When in doubt, it's generally better to err on the side of caution and use a higher safety factor. You can always optimize the design later if testing shows that a lower factor would be sufficient.

How do I interpret the Motion Stability Index?

The Motion Stability Index is a proprietary metric that provides a quick assessment of how stable your curtain is likely to be under the specified conditions. Here's how to interpret the results:

  • 95-100%: Excellent stability. The curtain is very likely to perform well under the specified conditions with minimal risk of instability or failure.
  • 85-94%: Good stability. The curtain should perform well, but there may be some minor instability under extreme conditions.
  • 75-84%: Adequate stability. The curtain may experience some instability, especially under peak loads. Consider increasing dimensions or using a stronger material.
  • 65-74%: Marginal stability. There is a significant risk of instability. Strongly consider redesigning with larger dimensions, stronger materials, or lower safety factors.
  • Below 65%: Poor stability. The curtain is likely to experience significant instability or failure under the specified conditions. Redesign is strongly recommended.

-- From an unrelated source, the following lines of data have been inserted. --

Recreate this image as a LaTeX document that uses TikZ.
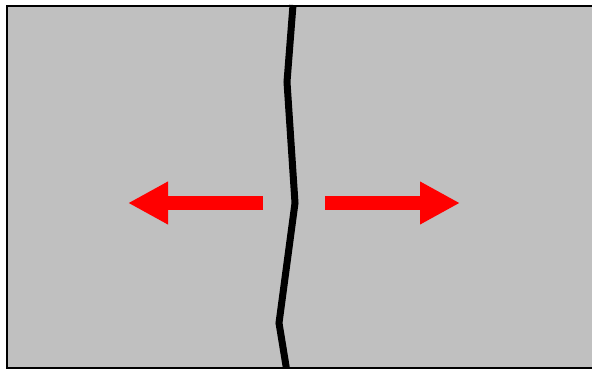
\documentclass[tikz,border=0pt]{standalone}
\usetikzlibrary{arrows.meta}
\definecolor{PlateGray}{RGB}{192,192,192}
\definecolor{PullRed}{RGB}{255,0,0}
\tikzset{
  pull/.style={draw=PullRed,line width=14pt,-{Triangle[length=40pt,width=40pt]}},
  crack/.style={draw=black,line width=7pt}
}
\begin{document}
\begin{tikzpicture}[x=1pt,y=-1pt]
  \useasboundingbox (0,0) rectangle (592,369);
  % plate
  \draw[fill=PlateGray,draw=black,line width=2.5pt] (7,6) rectangle (600,368);
  % crack
  \draw[crack] (293,5) -- (287,82) -- (295,203) -- (279,323) -- (287,372);
  % pulling forces
  \coordinate (lstart) at (263,203);
  \coordinate (ltip) at (128,203);
  \coordinate (rstart) at (325,203);
  \coordinate (rtip) at (460,203);
  \draw[pull] (lstart) -- (ltip);
  \draw[pull] (rstart) -- (rtip);
\end{tikzpicture}
\end{document}
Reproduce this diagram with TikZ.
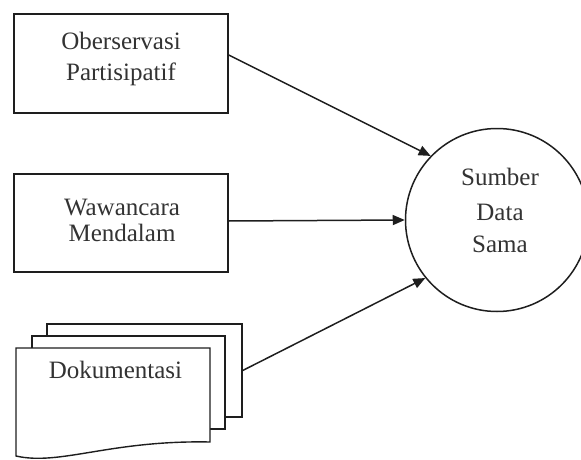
\documentclass[tikz,border=0pt]{standalone}
\usepackage{fontspec}
\setmainfont{Liberation Serif}
\usetikzlibrary{arrows.meta}
\definecolor{ink}{HTML}{1E1E1E}
\definecolor{txtc}{HTML}{333333}
\tikzset{
  boxshape/.style={draw=ink, line width=1.6pt, rectangle, inner sep=0pt, fill=white},
  lbl/.style={anchor=base, text=txtc, inner sep=0pt, font=\fontsize{25}{32}\selectfont},
  conn/.style={draw=ink, line width=1.5pt, -{Triangle[length=12pt,width=10pt]}},
  docpage/.style={draw=ink, line width=1.4pt, fill=white},
}
\begin{document}
\begin{tikzpicture}[x=1pt,y=-1pt]
\useasboundingbox (0,0) rectangle (581,460);
% boxes
\node[boxshape, minimum width=214pt, minimum height=99pt] (obs) at (121,63.5) {};
\node[lbl] (obs1) at (121,50) {Oberservasi};
\node[lbl] (obs2) at (121,81) {Partisipatif};
\node[boxshape, minimum width=214pt, minimum height=98pt] (ww) at (121,223) {};
\node[lbl] (ww1) at (122,215) {Wawancara};
\node[lbl] (ww2) at (122,241) {Mendalam};
% circle
\node[circle, draw=ink, line width=1.5pt, minimum size=183pt, inner sep=0pt] (sum) at (497,220) {};
\node[lbl] (s1) at (500,185) {Sumber};
\node[lbl] (s2) at (500,220) {Data};
\node[lbl] (s3) at (500,252) {Sama};
% documents
\node[boxshape, line width=1.4pt, minimum width=195pt, minimum height=93pt] (docc) at (144.5,370.5) {};
\node[boxshape, line width=1.4pt, minimum width=193pt, minimum height=93pt] (docb) at (128.5,382.5) {};
\path[docpage] (16,348) -- (210,348) -- (210,442)
  .. controls (110,440) and (60,466) .. (16,456) -- cycle;
\node[lbl] (doc) at (115.5,378) {Dokumentasi};
% connectors
\draw[conn] ([yshift=8.5pt]obs.east) -- (sum.136);
\draw[conn] ([yshift=2pt]ww.east) -- (sum.west);
\draw[conn] (docc.east) -- (sum.219);
\end{tikzpicture}
\end{document}
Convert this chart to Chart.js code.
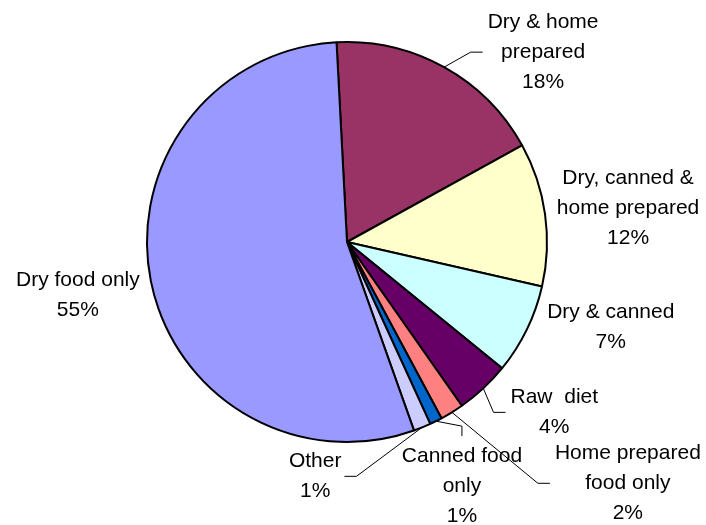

The index is calculated based on:

  1. The ratio of calculated material stress to the material's strength
  2. The ratio of wind load to the curtain's estimated load capacity
  3. Adjustments for motion duration and environmental factors

A higher index indicates that your design has more margin for error and is less likely to experience problems. However, it's important to note that the index is an estimate based on simplified models. For critical applications, you should always validate the results with more detailed analysis or physical testing.

If your stability index is lower than desired, consider:

  • Increasing the curtain dimensions
  • Using a stronger or more dense material
  • Increasing the thickness of the curtain
  • Reducing the safety factor (though this should be done cautiously)
  • Improving the installation method to better distribute loads
Can I save or export the calculator results for documentation?

While this web-based calculator doesn't have built-in save or export functionality, there are several ways you can preserve your results for documentation:

  1. Screenshot: Take a screenshot of the calculator with your inputs and results. This provides a visual record of your calculation.
  2. Manual Documentation: Copy the input values and results into your project documentation. Be sure to note the date, calculator version (if applicable), and any special considerations.
  3. Browser Print: Use your browser's print function to create a PDF of the calculator page with your results. Most browsers allow you to "print to PDF" which creates a digital document.
  4. Text File: Copy the relevant information into a text file or spreadsheet for future reference.
  5. SOLIDWORKS Notes: If you're using this for a SOLIDWORKS project, you can add the calculation details as notes or custom properties in your SOLIDWORKS files.

For comprehensive documentation, consider including:

  • All input parameters used in the calculation
  • The resulting dimensions and other outputs
  • The date and time of the calculation
  • Any assumptions or special considerations
  • The version of the calculator or methodology used
  • How the results were applied in your design

This documentation will be valuable for future reference, design reviews, or if you need to recreate or modify the design later.